Mes amis ne m’avaient invité dans ce cadre que pour parler, à l’évidence, d’Aragon qui a élaboré sur ces questions une réflexion d’envergure, nourrie et soutenue par la rédaction de quelques immenses romans, ou poèmes qu’on aurait vraiment profit à verser au dossier « ouvert » par Jablonka. Hélas, on ne lit que trop peu Aragon, on ne le cite pas dans les recherches en sciences sociales… Voici le texte sur lequel j’appuyais ma propre contribution, plus improvisée oralement que lue à cette occasion.

 

« Consédérons les deux romans des Communistes (1949-1953) et de La Semaine sainte (1958). Aragon vécut très douloureusement la mauvaise réception des Communistes, et l’épisode de la soirée de la Grange-aux-Belles, raconté dans « La fin du Monde réel » n’évoque que partiellement la blessure qui frappa au cœur, pas seulement ce soir-là, son grand cycle romanesque : ni dans son parti, auquel ces six volumes foisonnants s’adressaient au premier chef, ni à l’extérieur où le titre fit barrage, ce prodigieux labeur de mémoire ne fut lu ni compris à la hauteur que méritait sa hardiesse artistique. L’immense succès de La Semaine sainte cinq années plus tard incita donc naturellement Aragon à lier le sort des deux ouvrages, et à contester les critiques (élogieux) qui s’émerveillaient de découvrir en 1958 un autre romancier que celui des Communistes ; il y minimise le renouvellement de son art, et il s’évertue à souligner la continuité entre les « sujets ».

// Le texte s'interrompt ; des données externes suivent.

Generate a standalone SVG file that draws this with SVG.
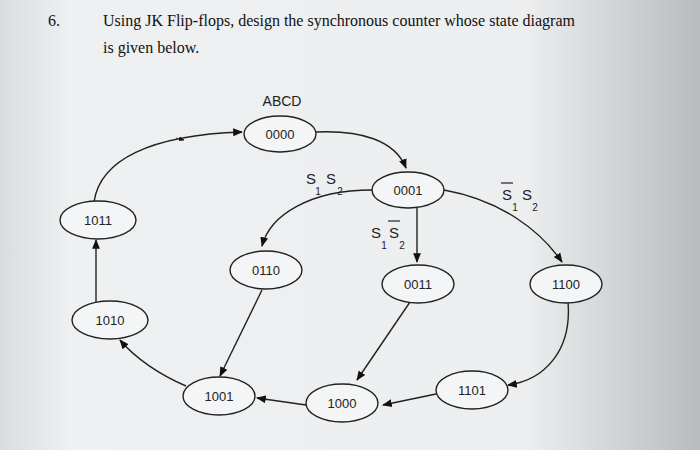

« L’un et l’autre roman ne racontent-ils pas une défaite, ou pire une débâcle, préparée de longue main par les divisions qui ont fait voler en éclats l’unité nationale ? En isolant minutieusement des cas ou des individus, Aragon dégage des types qui prennent valeur d’invariants historiques ; en 1940 comme en 1815, Blaise puis Géricault figurent deux artistes plongés avec le romantisme de leur jeunesse dans le chaos d’une histoire qu’ils n’ont pas choisie. Pour les contemporains de ces deux dates, les dieux sont morts : La Semaine sainte creuse le tombeau des croyances de même que, sur les dunes de Dunkerque, « agonisent » les idées générales. Ou plus précisément, tout ce que croyaient les protagonistes de la Révolution, de l’Empire puis de la Restauration se change en farce au moment des Cent jours, et l’écriture romanesque explore l’envers de la croyance, retournée comme un tapis. Comment s’orienteront-ils à travers le bruit et la fureur d’événements incompréhensibles ? À quel avenir raccrocher sa vie ? Le roman, tel un filet jeté sur les sarabandes de l’Histoire et sur la disparité impensable des situations individuelles, s’offre ici à introduire du sens au sein du chaos, et le peintre ne procède pas autrement, comme Géricault en fait réflexion aux dernières pages de La Semaine sainte : ‘Peindre, c’est mettre de l’ordre. Vivre aussi’.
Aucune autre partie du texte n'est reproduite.